Jakarta, kota metropolitan. Jakarta, kota yang gemerlap. Jakarta, tidak pernah tidur barang sekejap pun. Jakarta, hutan beton. Jakarta, kota penuh polusi, debu, dan asap. Dan masih banyak Jakarta - Jakarta lainnya.
Semuanya mengarah pada satu kenyataan. Jakarta adalah sebuah kota sibuk dimana sebagian besar penghuninya lebih mementingkan kepetingan diri sendiri, kelompok, dan golongan, sehingga tidak lagi mempedulikan lingkungan sekitarnya.

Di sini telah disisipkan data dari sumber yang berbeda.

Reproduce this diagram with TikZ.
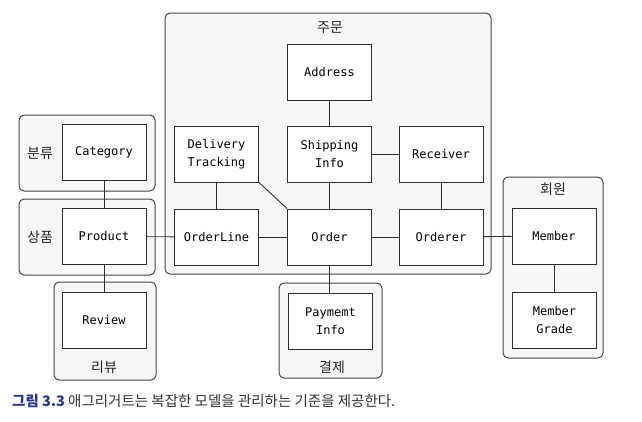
\documentclass[tikz,border=0pt]{standalone}
\usepackage{fontspec}
\setmonofont{DejaVu Sans Mono}
\newfontfamily\krfont{Noto Sans CJK KR}
\definecolor{grpfill}{RGB}{246,247,249}
\definecolor{grpline}{RGB}{70,70,72}
\definecolor{boxline}{RGB}{45,45,45}
\definecolor{capblue}{RGB}{38,52,140}
\definecolor{captext}{RGB}{50,50,50}
\begin{document}
\begin{tikzpicture}[x=1pt,y=-1pt,
	grp/.style={draw=grpline,fill=grpfill,line width=1pt,rounded corners=5pt,inner sep=0pt},
	box/.style={draw=boxline,fill=white,line width=1pt,minimum width=84pt,minimum height=56pt,align=center,inner sep=0pt,font=\ttfamily\fontsize{12}{18}\selectfont},
	grplabel/.style={font=\krfont\fontsize{14}{16}\selectfont,text=black!85},
	link/.style={draw=boxline,line width=0.9pt}]
	\useasboundingbox (0,0) rectangle (642,421);
	\node[grp,minimum width=136pt,minimum height=76pt] (gcategory) at (87,153) {};
	\node[grp,minimum width=136pt,minimum height=76pt] (gproduct) at (87,237) {};
	\node[grp,minimum width=102pt,minimum height=98pt] (greview) at (105,331) {};
	\node[grp,minimum width=326pt,minimum height=261pt] (gorder) at (328,143.5) {};
	\node[grp,minimum width=103pt,minimum height=95pt] (gpayment) at (330.5,330.5) {};
	\node[grp,minimum width=100pt,minimum height=181pt] (gmember) at (553,267.5) {};
	\node[grplabel] at (40,153) {분류};
	\node[grplabel] at (40,237) {상품};
	\node[grplabel] at (104,367) {리뷰};
	\node[grplabel] at (330,28) {주문};
	\node[grplabel] at (332,367) {결제};
	\node[grplabel] at (553,189) {회원};
	\node[box] (category) at (104,152.5) {Category};
	\node[box] (product) at (104,236.5) {Product};
	\node[box] (review) at (104,320.5) {Review};
	\node[box] (address) at (329.5,72.5) {Address};
	\node[box] (shipping) at (329.5,154.5) {Shipping\\Info};
	\node[box] (delivery) at (216.5,154) {Delivery\\Tracking};
	\node[box] (receiver) at (441,154.5) {Receiver};
	\node[box] (orderline) at (216.5,237) {OrderLine};
	\node[box] (order) at (329.5,237) {Order};
	\node[box] (orderer) at (441,237) {Orderer};
	\node[box] (payment) at (330.5,321) {Paymemt\\Info};
	\node[box] (member) at (554,236) {Member};
	\node[box] (grade) at (554.5,320.5) {Member\\Grade};
	\draw[link] (category)--(product);
	\draw[link] (product)--(review);
	\draw[link] (product)--(orderline);
	\draw[link] (orderline)--(delivery);
	\draw[link] (orderline)--(order);
	\draw[link] (delivery.south east)--(order.north west);
	\draw[link] (order)--(shipping);
	\draw[link] (shipping)--(address);
	\draw[link] (shipping)--(receiver);
	\draw[link] (receiver)--(orderer);
	\draw[link] (order)--(orderer);
	\draw[link] (order.south)--(order.south|-payment.north);
	\draw[link] (orderer)--(member);
	\draw[link] (member.south)--(member.south|-grade.north);
	\node[anchor=west,font=\krfont\fontsize{14.5}{16}\selectfont,text=captext,inner sep=0pt] (caption) at (12,401)
		{{\bfseries\color{capblue}그림 3.3} 애그리거트는 복잡한 모델을 관리하는 기준을 제공한다.};
\end{tikzpicture}
\end{document}
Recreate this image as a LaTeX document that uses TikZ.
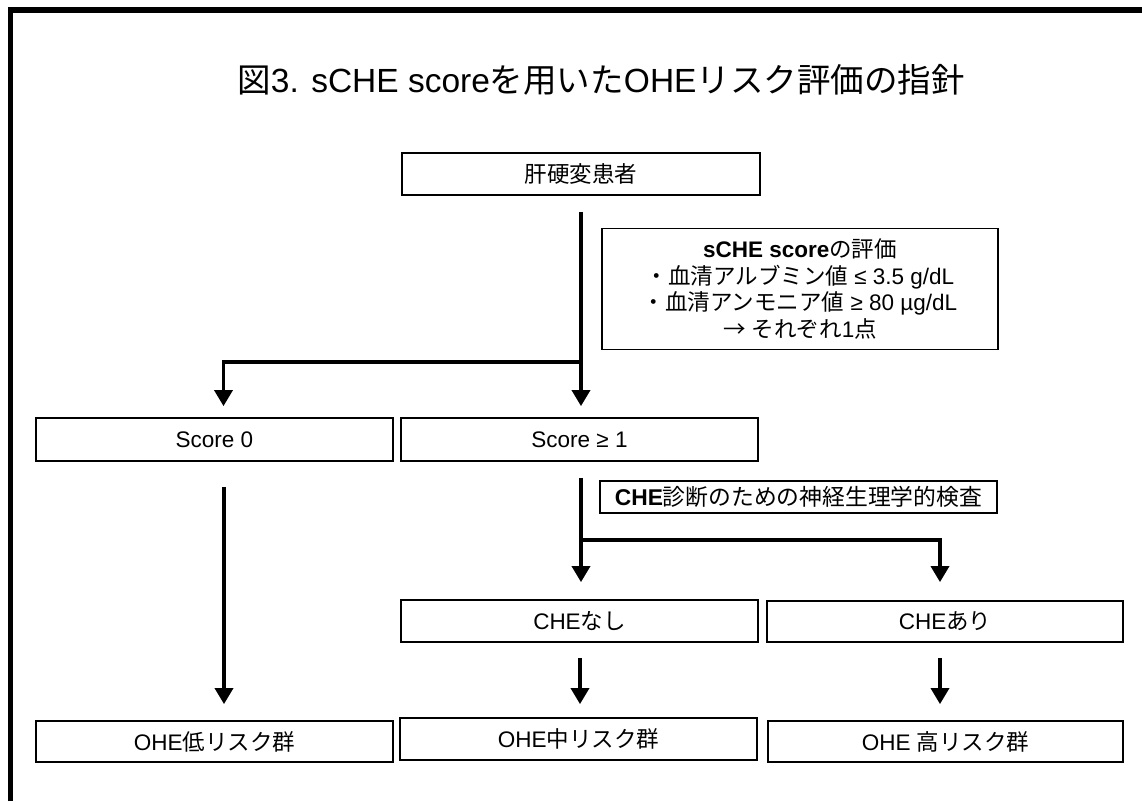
\documentclass[tikz,border=0pt]{standalone}
\usepackage{fontspec}
\setmainfont{Liberation Sans}
\newfontfamily\jp{Noto Sans CJK JP}
\newcommand\J[1]{{\jp #1}}
\usetikzlibrary{arrows.meta}
\begin{document}
\begin{tikzpicture}[x=1pt,y=-1pt,
  box/.style={draw=black, line width=1.8pt, inner sep=0pt, align=center,
    font=\fontsize{22.5}{26.5}\selectfont},
  conn/.style={line width=3.5pt},
  arr/.style={line width=3.5pt, -{Triangle[width=18pt,length=16pt]}}]
\useasboundingbox (0,0) rectangle (1142,801);
\fill[white] (0,0) rectangle (1142,801);
\draw[line width=5.5pt] (10.5,801) -- (10.5,10) -- (1142,10);

\node[font=\fontsize{33.5}{40}\selectfont] (title) at (601,80)
  {\J{図}3. sCHE score\J{を用いた}OHE\J{リスク評価の指針}};

\node[box, minimum width=358pt, minimum height=42pt] (liver) at (581,174) {\J{肝硬変患者}};
\node[box, minimum width=396pt, minimum height=121pt] (sche) at (800,289)
  {\textbf{sCHE score}\J{の評価}\\
   \J{・血清アルブミン値} ≤ 3.5 g/dL\\
   \J{・血清アンモニア値} ≥ 80 µg/dL\\
   \J{→} \J{それぞれ}1\J{点}};
\node[box, minimum width=357pt, minimum height=43pt] (s0) at (214.5,439.5) {Score 0};
\node[box, minimum width=357pt, minimum height=43pt] (s1) at (579.5,439.5) {Score ≥ 1};
\node[box, minimum width=397pt, minimum height=32pt, font=\fontsize{22.8}{27}\selectfont] (chk) at (798.5,497)
  {\textbf{CHE}\J{診断のための神経生理学的検査}};
\node[box, minimum width=357pt, minimum height=42pt] (nashi) at (579.5,621) {CHE\J{なし}};
\node[box, minimum width=356pt, minimum height=41pt] (ari) at (945,621.5) {CHE\J{あり}};
\node[box, minimum width=357pt, minimum height=41pt] (low) at (214.5,741.5) {OHE\J{低リスク群}};
\node[box, minimum width=357pt, minimum height=42pt] (mid) at (578.5,739) {OHE\J{中リスク群}};
\node[box, minimum width=355pt, minimum height=41pt] (high) at (945.5,741.5) {OHE \J{高リスク群}};

% from liver
\coordinate (j1) at (581,362);
\draw[conn] (liver.south) ++(0,16) -- (j1);
\draw[arr] (j1) -| ([xshift=9pt,yshift=11pt]s0.north);
\draw[arr, shorten >=11pt] (j1) -- (j1 |- s1.north);

% from score >= 1
\coordinate (j2) at (581,540);
\draw[conn] (s1.south) ++(1.5,16) -- (j2);
\draw[arr, shorten >=17pt] (j2) -- (j2 |- nashi.north);
\draw[arr, shorten >=18pt] (j2) -| ([xshift=-5pt]ari.north);

% score 0 down
\path ([xshift=9.5pt]s0.south) coordinate (s0b);
\draw[arr, shorten <=25pt, shorten >=16pt] (s0b) -- (s0b |- low.north);

% nashi down
\path ([xshift=0.5pt]nashi.south) coordinate (nb);
\draw[arr, shorten <=15pt, shorten >=13pt] (nb) -- (nb |- mid.north);

% ari down
\path ([xshift=-5pt]ari.south) coordinate (ab);
\draw[arr, shorten <=15pt, shorten >=16pt] (ab) -- (ab |- high.north);
\end{tikzpicture}
\end{document}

Jakarta, Jakarta. Tidakkah pernah terbersit sedikitpun dalam pikiran kita, bahwa dulunya, entah berapa abad yang lalu, Jakarta hanyalah sebuah perkampungan sederhana bernama Sunda Kelapa? Sunda Kelapa, pelabuhan dimana Sekutu -dengan seenaknya- mengubahnya menjadi suatu pusat perdagangan yang bernama Batavia. Atau lebih jauh lagi, mungkin satu milenium yang lalu, saat Jakarta hanyalah (seperti lainnya) hutan liar yang penuh dengan pepohonan?

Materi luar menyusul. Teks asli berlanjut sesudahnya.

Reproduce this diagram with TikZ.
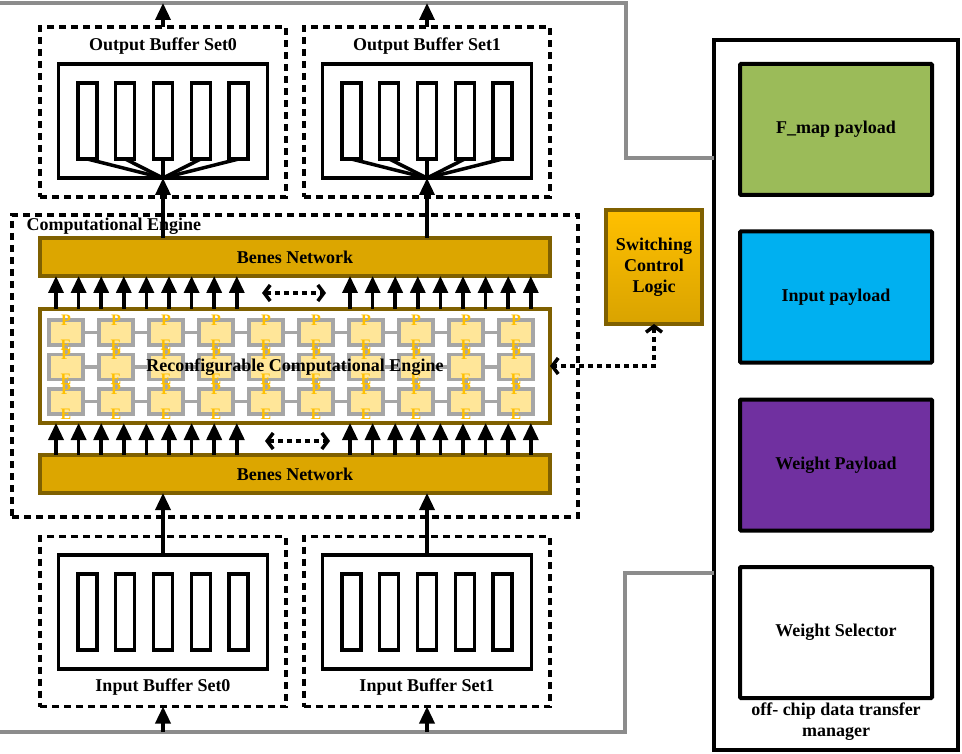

Perkembangan ini cukup mengejutkan. Meskipun Jakarta masih mempertahankan ke"hutan"an-nya. Walau dalam bentuk berbeda. Dulu, hutan pohon. Hutan kayu. Hutan jati. Atau hutan (betulan) lainnya. Sekarang, hutan beton. Hutan gedung pecakar langit. Dan sejenisnya. Juga satu jenis hutan lagi, namanya hutan kebohongan. Juga sering disebut hutan kemunafikan. Dulu, tanah ya memang betul tanah. Sekarang, tanah? Tanah = aspal. Tanah = semen. Tanah = beton. Apa apaan?
Roda kehidupan berputar semakin cepat. Setidaknya begitulah di Jakarta. Harga tanah jadi selangit. Menjamur perumahan elit. Apartemen - apartemen bermodal pelit. Banyak koruptor berhati sempit. Menyebabkan perusahaan - perusahaan, besar maupun kecil, berkembang menjadi pailit. Meninggalkan ribuan pekerja sembelit memikirkan nasib keluarga yang perutnya melilit. Anak - anak menjerit - jerit. Orangtua morat - marit. Hidup selalu irit, tapi apa daya belum melunasi hutang kredit.

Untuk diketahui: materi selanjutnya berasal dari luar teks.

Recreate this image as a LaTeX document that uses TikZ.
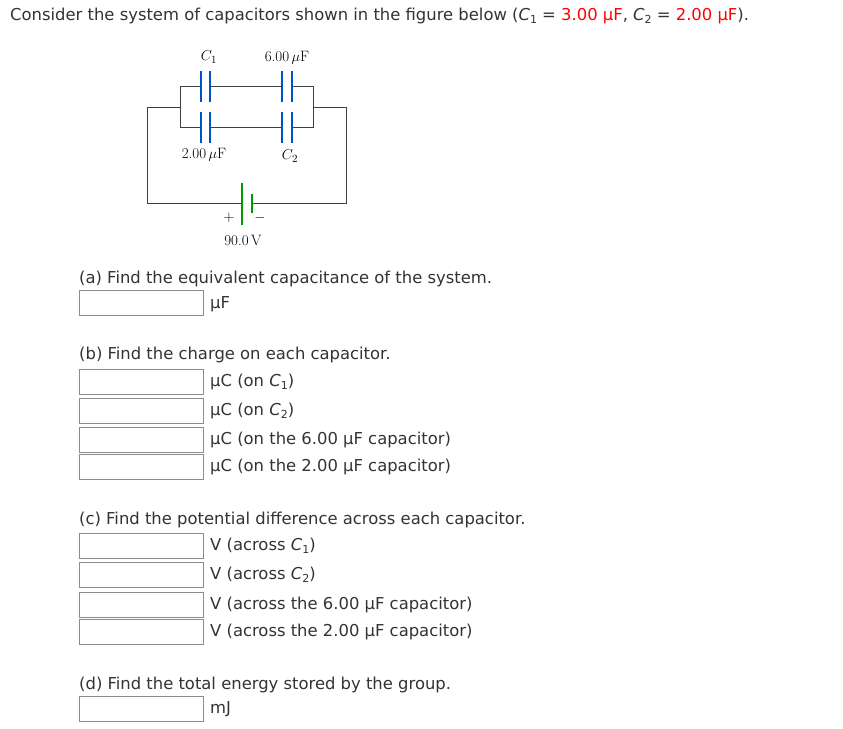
\documentclass[tikz,border=0pt]{standalone}
\usepackage{fontspec}
\setmainfont{DejaVu Sans}
\newfontfamily\serifm{Latin Modern Roman}
\newcommand{\Cq}[1]{\textit{C}\raisebox{-0.35ex}{\fontsize{11}{12}\selectfont #1}}
\begin{document}
\begin{tikzpicture}[x=1pt,y=-1pt,
  wire/.style={line width=0.8pt,draw=black!75},
  cplate/.style={line width=1.6pt,draw=blue!60!cyan!80!black},
  bplate/.style={line width=1.6pt,draw=green!60!black},
  txt/.style={anchor=west,inner sep=0,text=black!80,font=\fontsize{16.4}{19}\selectfont},
  lab/.style={inner sep=0,font=\serifm\fontsize{15}{17}\selectfont},
  box/.style={draw=black!45,line width=0.7pt,minimum width=124pt,minimum height=25pt,anchor=north west,inner sep=0}]
\useasboundingbox (0,0) rectangle (843,728);
% circuit
\draw[wire] (180,107) -- (147,107) -- (147,203) -- (242,203);
\draw[wire] (252,203) -- (346,203) -- (346,107) -- (313,107);
\draw[wire] (201,86) -- (180,86) -- (180,127) -- (201,127);
\draw[wire] (210,86) -- (282,86); \draw[wire] (292,86) -- (313,86) -- (313,127) -- (292,127);
\draw[wire] (210,127) -- (282,127);
\foreach \x in {201,210,282,292}{
  \draw[cplate] (\x,71) -- (\x,102);
  \draw[cplate] (\x,112) -- (\x,143);}
\draw[bplate] (242,183) -- (242,225);
\draw[bplate] (252,194) -- (252,213);
\node[lab] (c1) at (209,57) {$C_1$};
\node[lab] (c6) at (287,58) {6.00\,$\mu$F};
\node[lab] (c2l) at (204,155) {2.00\,$\mu$F};
\node[lab] (c2) at (290,156) {$C_2$};
\node[lab] (pl) at (229,218) {+};
\node[lab] (mi) at (260,218) {$-$};
\node[lab] (v) at (243,240) {90.0\,V};
% texts
\node[txt] (t0) at (10,16) {Consider the system of capacitors shown in the figure below (\Cq{1} = \textcolor{red}{3.00 µF}, \Cq{2} = \textcolor{red}{2.00 µF}).};
\node[txt] (ta) at (79,279) {(a) Find the equivalent capacitance of the system.};
\node[box] (ba) at (79,290) {}; \node[txt] (ua) at (210,304) {µF};
\node[txt] (tb) at (79,355) {(b) Find the charge on each capacitor.};
\node[box] (b1) at (79,369) {}; \node[txt] (u1) at (210,382) {µC (on \Cq{1})};
\node[box] (b2) at (79,398) {}; \node[txt] (u2) at (210,411) {µC (on \Cq{2})};
\node[box] (b3) at (79,427) {}; \node[txt] (u3) at (210,440) {µC (on the 6.00 µF capacitor)};
\node[box] (b4) at (79,454) {}; \node[txt] (u4) at (210,467) {µC (on the 2.00 µF capacitor)};
\node[txt] (tc) at (79,520) {(c) Find the potential difference across each capacitor.};
\node[box] (c1b) at (79,533) {}; \node[txt] (v1) at (210,546) {V (across \Cq{1})};
\node[box] (c2b) at (79,562) {}; \node[txt] (v2) at (210,575) {V (across \Cq{2})};
\node[box] (c3b) at (79,592) {}; \node[txt] (v3) at (210,605) {V (across the 6.00 µF capacitor)};
\node[box] (c4b) at (79,619) {}; \node[txt] (v4) at (210,632) {V (across the 2.00 µF capacitor)};
\node[txt] (td) at (79,685) {(d) Find the total energy stored by the group.};
\node[box] (db) at (79,696) {}; \node[txt] (ud) at (210,709) {mJ};
\end{tikzpicture}
\end{document}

Terus berlanjut, berlanjut terus. Terus bertambah, bertambah terus. Yang tersisa? S-A-M-P-A-H. Lalu? Mampus. Gampang toh?
Solusinya? Gampang juga kok. Yang kaya mawas diri, yang miskin sadar diri. Manusia peduli pada lingkungan, maka lingkungan menghasilkan yang baik unuk manusia. Yang namanya manusia ya harus peduli dengan yang bukan manusia. Toh sudah bagus diberi akal. Diberi kemampuan untuk berpikir. Toh sekarang sudah bisa menguasai dunia.
Yang merasa dirinya manusia tapi tidak peduli dengan lingkungannya itu sama sekali bukan manusia. Yang hanya mementingkan kepuasan dirinya, kemakmuran kelompoknya, dan kekayaan golongannya itu BUKAN MANUSIA. Mereka tidak lebih baik dari primata - primata primitif yang kerjanya hanya makan, tidur, buang air, menggaruk - garuk, dan menguap lebar.
Ya sudahlah. Sudah ngomong muluk - muluk tapi tidak ada tindakannya ya percuma. Lidah pandai berpropaganda tetapi tidak dilaksanakan ya sama saja bohong. Oh iya, namanya juga hutan kebohongan. Jadi, kembali lagi ke pilihan kita. Mau jadi manusia, atau jadi primata primitif?
Mau jadi manusia, tapi sibuk? Maklum lah, Jakarta kan (katanya) sebuah kota sibuk dimana sebagian besar penghuninya lebih mementingkan kepetingan diri sendiri, kelompok, dan golongan, sehingga tidak lagi mempedulikan lingkungan sekitarnya. Jadi gimana dong? Mana tahu, terserah dong. Manusia kan (katanya) punya akal budi. (Katanya) punya kemampuan untuk berpikir. Atur sendiri dong.
Kebenaran tulisan ini bisa sangat akurat, bisa juga salah total. Tergantung siapa yang membaca, bagaimana cara membacanya, dan kapan tulisan ini dibaca. Saya pribadi sih tidak mengharapkan adanya pertentangan (yang tidak penting sama sekali) hanya karena membaca tulisan seperti ini.